Daibô lui dit qu’il était préférable pour elle de retourner à la maison, et que si elle voulait vraiment quitter son domicile, elle devrait au moins en parler d’abord avec ses parents. « Elle devait être plongée dans ses pensées tout ce temps », se souvient-il. « Je pense que lorsque nous nous arrêtons et que nous prenons un moment de repos pour nous détendre avec une tasse de café, nous pouvons prendre du recul sur notre situation. En plus de goûter à la saveur de la boisson, nous contemplons l’état de notre vie et notre moi intérieur à ce moment particulier. Quand je me concentre sur la fabrication du café, je suis totalement dans l’instant, et d’une manière ou d’une autre, cet acte crée naturellement une ouverture entre moi et le client. Une étrange relation naît alors. »

Daibô explique que les gens ont besoin d’un endroit pour faire une pause dans leurs activités quotidiennes et faire le point. « Il y a toutes sortes de lieux où les gens peuvent prendre le temps de réfléchir », soutient-il. « J’ai toujours pensé qu’un café devrait remplir cette fonction dans la vie des gens. »

Un paisible refuge au coeur d’une ville qui ne s’arrête pas

L’ancien café de Daibô était situé au deuxième étage d’un immeuble multi-usages. Après avoir monté les marches d’un escalier étroit, les clients devaient pousser la lourde porte de l’établissement avant d’être accueillis par des compositions florales saisonnières, la seule touche de couleur dans un intérieur sombre. S’ouvrait alors un paisible refuge à l’abri du tumulte de la ville. Souvent, le seul son provenait d’un disque de jazz qui jouait doucement en arrière-plan, et tout l’espace était imprégné de l’arôme profond du café.

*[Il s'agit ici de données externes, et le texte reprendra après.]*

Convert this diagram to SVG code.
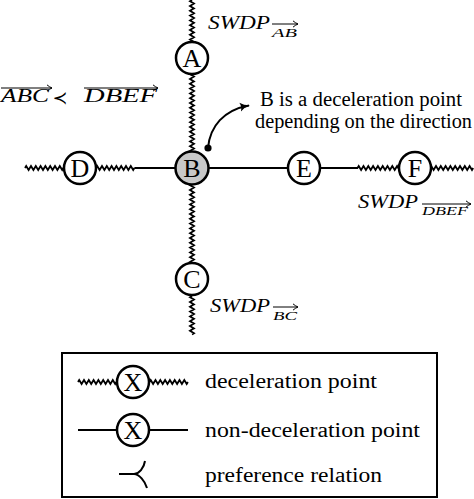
<svg xmlns="http://www.w3.org/2000/svg" width="474" height="499" viewBox="0 0 474 499" font-family="'Liberation Serif', 'DejaVu Serif', serif">
<style>
.w{fill:none;stroke:#000;stroke-width:1.8;stroke-linejoin:miter}
.s{fill:none;stroke:#000;stroke-width:2}
.n{fill:#fff;stroke:#000;stroke-width:2.5}
.lb{font-size:26px;text-anchor:middle;fill:#000}
.m{font-style:italic;font-size:19px;fill:#000}
.sub{font-style:italic;font-size:13px;fill:#000}
.t{font-size:20px;fill:#000}
.v{stroke:#000;stroke-width:1;fill:none}
</style>
<defs>
<marker id="vh" viewBox="0 -4 6 8" refX="5.5" refY="0" markerWidth="6" markerHeight="8" markerUnits="userSpaceOnUse" orient="auto">
<path d="M0,-3.5 Q3,-1 5.5,0 Q3,1 0,3.5" fill="none" stroke="#000" stroke-width="1"/>
</marker>
<marker id="ah" viewBox="0 -5 10 10" refX="9" refY="0" markerWidth="10" markerHeight="10" markerUnits="userSpaceOnUse" orient="auto">
<path d="M0,-4.5 Q4,-1 10,0 Q4,1 0,4.5 Q2,0 0,-4.5 Z" fill="#000"/>
</marker>
</defs>
<g id="connectors">
<path class="w" d="M192,0 l-2,1.2l4,2.4l-2,1.2 l-2,1.2l4,2.4l-2,1.2 l-2,1.2l4,2.4l-2,1.2 l-2,1.2l4,2.4l-2,1.2 l-2,1.2l4,2.4l-2,1.2 l-2,1.2l4,2.4l-2,1.2 l-2,1.2l4,2.4l-2,1.2 l-2,1.2l4,2.4l-2,1.2 l-2,1.2l4,2.4l-2,1.2"/>
<path class="w" d="M192,73 l-2,1.2l4,2.4l-2,1.2 l-2,1.2l4,2.4l-2,1.2 l-2,1.2l4,2.4l-2,1.2 l-2,1.2l4,2.4l-2,1.2 l-2,1.2l4,2.4l-2,1.2 l-2,1.2l4,2.4l-2,1.2 l-2,1.2l4,2.4l-2,1.2 l-2,1.2l4,2.4l-2,1.2 l-2,1.2l4,2.4l-2,1.2 l-2,1.2l4,2.4l-2,1.2 l-2,1.2l4,2.4l-2,1.2 l-2,1.2l4,2.4l-2,1.2 l-2,1.2l4,2.4l-2,1.2 l-2,1.2l4,2.4l-2,1.2 l-2,1.2l4,2.4l-2,1.2 l-2,1.2l4,2.4l-2,1.2 l-2,1.2l4,2.4l-2,1.2"/>
<path class="w" d="M192,184 l-2,1.2l4,2.4l-2,1.2 l-2,1.2l4,2.4l-2,1.2 l-2,1.2l4,2.4l-2,1.2 l-2,1.2l4,2.4l-2,1.2 l-2,1.2l4,2.4l-2,1.2 l-2,1.2l4,2.4l-2,1.2 l-2,1.2l4,2.4l-2,1.2 l-2,1.2l4,2.4l-2,1.2 l-2,1.2l4,2.4l-2,1.2 l-2,1.2l4,2.4l-2,1.2 l-2,1.2l4,2.4l-2,1.2 l-2,1.2l4,2.4l-2,1.2 l-2,1.2l4,2.4l-2,1.2 l-2,1.2l4,2.4l-2,1.2 l-2,1.2l4,2.4l-2,1.2 l-2,1.2l4,2.4l-2,1.2 l-2,1.2l4,2.4l-2,1.2"/>
<path class="w" d="M192,296 l-2,1.2l4,2.4l-2,1.2 l-2,1.2l4,2.4l-2,1.2 l-2,1.2l4,2.4l-2,1.2 l-2,1.2l4,2.4l-2,1.2 l-2,1.2l4,2.4l-2,1.2 l-2,1.2l4,2.4l-2,1.2 l-2,1.2l4,2.4l-2,1.2 l-2,1.2l4,2.4l-2,1.2"/>
<path class="w" d="M25,168 l1.2,-2l2.4,4l1.2,-2 l1.2,-2l2.4,4l1.2,-2 l1.2,-2l2.4,4l1.2,-2 l1.2,-2l2.4,4l1.2,-2 l1.2,-2l2.4,4l1.2,-2 l1.2,-2l2.4,4l1.2,-2 l1.2,-2l2.4,4l1.2,-2 l1.2,-2l2.4,4l1.2,-2 l1.2,-2l2.4,4l1.2,-2"/>
<path class="w" d="M96,168 l1.2,-2l2.4,4l1.2,-2 l1.2,-2l2.4,4l1.2,-2 l1.2,-2l2.4,4l1.2,-2 l1.2,-2l2.4,4l1.2,-2 l1.2,-2l2.4,4l1.2,-2 l1.2,-2l2.4,4l1.2,-2 l1.2,-2l2.4,4l1.2,-2 l1.2,-2l2.4,4l1.2,-2"/>
<path class="s" d="M134.4,168 H358"/>
<path class="w" d="M357.5,168 l1.2,-2l2.4,4l1.2,-2 l1.2,-2l2.4,4l1.2,-2 l1.2,-2l2.4,4l1.2,-2 l1.2,-2l2.4,4l1.2,-2 l1.2,-2l2.4,4l1.2,-2 l1.2,-2l2.4,4l1.2,-2 l1.2,-2l2.4,4l1.2,-2 l1.2,-2l2.4,4l1.2,-2 l1.2,-2l2.4,4l1.2,-2"/>
<path class="w" d="M430,168 l1.2,-2l2.4,4l1.2,-2 l1.2,-2l2.4,4l1.2,-2 l1.2,-2l2.4,4l1.2,-2 l1.2,-2l2.4,4l1.2,-2 l1.2,-2l2.4,4l1.2,-2 l1.2,-2l2.4,4l1.2,-2 l1.2,-2l2.4,4l1.2,-2 l1.2,-2l2.4,4l1.2,-2 l1.2,-2l2.4,4l1.2,-2"/>
<path d="M208,148 C210,126 224,110 249,105.5" fill="none" stroke="#000" stroke-width="2" marker-end="url(#ah)"/>
<circle cx="208" cy="148" r="3.6" fill="#000"/>
</g>
<g id="node-A"><circle class="n" cx="192" cy="58" r="16"/><text class="lb" x="192" y="67" font-family="'Liberation Serif', serif">A</text></g>
<g id="node-B"><circle class="n" cx="192" cy="168" r="16.5" style="fill:#c8c8c8"/><text class="lb" x="192" y="177" font-family="'Liberation Serif', serif">B</text></g>
<g id="node-C"><circle class="n" cx="192" cy="279" r="16"/><text class="lb" x="192" y="288" font-family="'Liberation Serif', serif">C</text></g>
<g id="node-D"><circle class="n" cx="80" cy="168" r="16"/><text class="lb" x="80" y="177" font-family="'Liberation Serif', serif">D</text></g>
<g id="node-E"><circle class="n" cx="304" cy="168" r="16"/><text class="lb" x="304" y="177" font-family="'Liberation Serif', serif">E</text></g>
<g id="node-F"><circle class="n" cx="415" cy="168" r="16"/><text class="lb" x="415" y="177" font-family="'Liberation Serif', serif">F</text></g>
<g id="labels" font-family="'Liberation Serif', serif">
<text class="m" x="1" y="102" textLength="48" lengthAdjust="spacingAndGlyphs">ABC</text>
<line class="v" x1="1" y1="88" x2="52" y2="88" marker-end="url(#vh)"/>
<text x="60" y="104" font-family="'DejaVu Serif', 'DejaVu Sans', serif" font-size="18" text-anchor="middle">≺</text>
<text class="m" x="84" y="102" textLength="73" lengthAdjust="spacingAndGlyphs">DBEF</text>
<line class="v" x1="84" y1="88" x2="158" y2="88" marker-end="url(#vh)"/>
<text class="m" x="208" y="28.5" textLength="62" lengthAdjust="spacingAndGlyphs">SWDP</text>
<text class="sub" x="272" y="37" textLength="25" lengthAdjust="spacingAndGlyphs">AB</text>
<line class="v" x1="272" y1="24" x2="298" y2="24" marker-end="url(#vh)"/>
<text class="m" x="210" y="312" textLength="60" lengthAdjust="spacingAndGlyphs">SWDP</text>
<text class="sub" x="273" y="320" textLength="24" lengthAdjust="spacingAndGlyphs">BC</text>
<line class="v" x1="273" y1="307" x2="298" y2="307" marker-end="url(#vh)"/>
<text class="m" x="358" y="208" textLength="60" lengthAdjust="spacingAndGlyphs">SWDP</text>
<text class="sub" x="422" y="215" textLength="46" lengthAdjust="spacingAndGlyphs">DBEF</text>
<line class="v" x1="422" y1="204" x2="471" y2="204" marker-end="url(#vh)"/>
<text class="t" x="260" y="106" textLength="202" lengthAdjust="spacingAndGlyphs">B is a deceleration point</text>
<text class="t" x="255" y="128" textLength="217" lengthAdjust="spacingAndGlyphs">depending on the direction</text>
</g>
<g id="legend" font-family="'Liberation Serif', serif">
<rect x="62" y="353" width="375" height="144" fill="none" stroke="#000" stroke-width="2"/>
<path class="w" d="M78,382 l1.2,-2l2.4,4l1.2,-2 l1.2,-2l2.4,4l1.2,-2 l1.2,-2l2.4,4l1.2,-2 l1.2,-2l2.4,4l1.2,-2 l1.2,-2l2.4,4l1.2,-2 l1.2,-2l2.4,4l1.2,-2 l1.2,-2l2.4,4l1.2,-2 l1.2,-2l2.4,4l1.2,-2"/>
<path class="w" d="M149.5,382 l1.2,-2l2.4,4l1.2,-2 l1.2,-2l2.4,4l1.2,-2 l1.2,-2l2.4,4l1.2,-2 l1.2,-2l2.4,4l1.2,-2 l1.2,-2l2.4,4l1.2,-2 l1.2,-2l2.4,4l1.2,-2 l1.2,-2l2.4,4l1.2,-2 l1.2,-2l2.4,4l1.2,-2"/>
<g id="legend-X1"><circle class="n" cx="133" cy="382" r="16"/><text class="lb" x="133" y="391">X</text></g>
<path class="s" d="M78,430 H188"/>
<g id="legend-X2"><circle class="n" cx="133" cy="430" r="16"/><text class="lb" x="133" y="439">X</text></g>
<path d="M119,474 L134,474 C139,474 144,468 145,461 M134,474 C139,474 145,481 147,488" fill="none" stroke="#000" stroke-width="2"/>
<text class="t" x="205" y="388" textLength="172" lengthAdjust="spacingAndGlyphs">deceleration point</text>
<text class="t" x="205" y="437" textLength="215" lengthAdjust="spacingAndGlyphs">non-deceleration point</text>
<text class="t" x="205" y="482" textLength="177" lengthAdjust="spacingAndGlyphs">preference relation</text>
</g>
</svg>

À sept heures du matin, Daibô commençait à torréfier des grains dans sa machine à main, tournant la poignée pendant trois heures, parfois plus si le magasin était particulièrement occupé. Lorsque le magasin ouvrait à neuf heures, le maître continuait à torréfier les grains devant les clients tout en préparant des tasses de café. Certains habitués avaient l’habitude de plaisanter en disant que s’ils venaient ici pour une pause rapide lors de leur travail, le fort arôme du café s’accrochant à leurs vêtements les dénonceraient tout de suite auprès de leurs collègues.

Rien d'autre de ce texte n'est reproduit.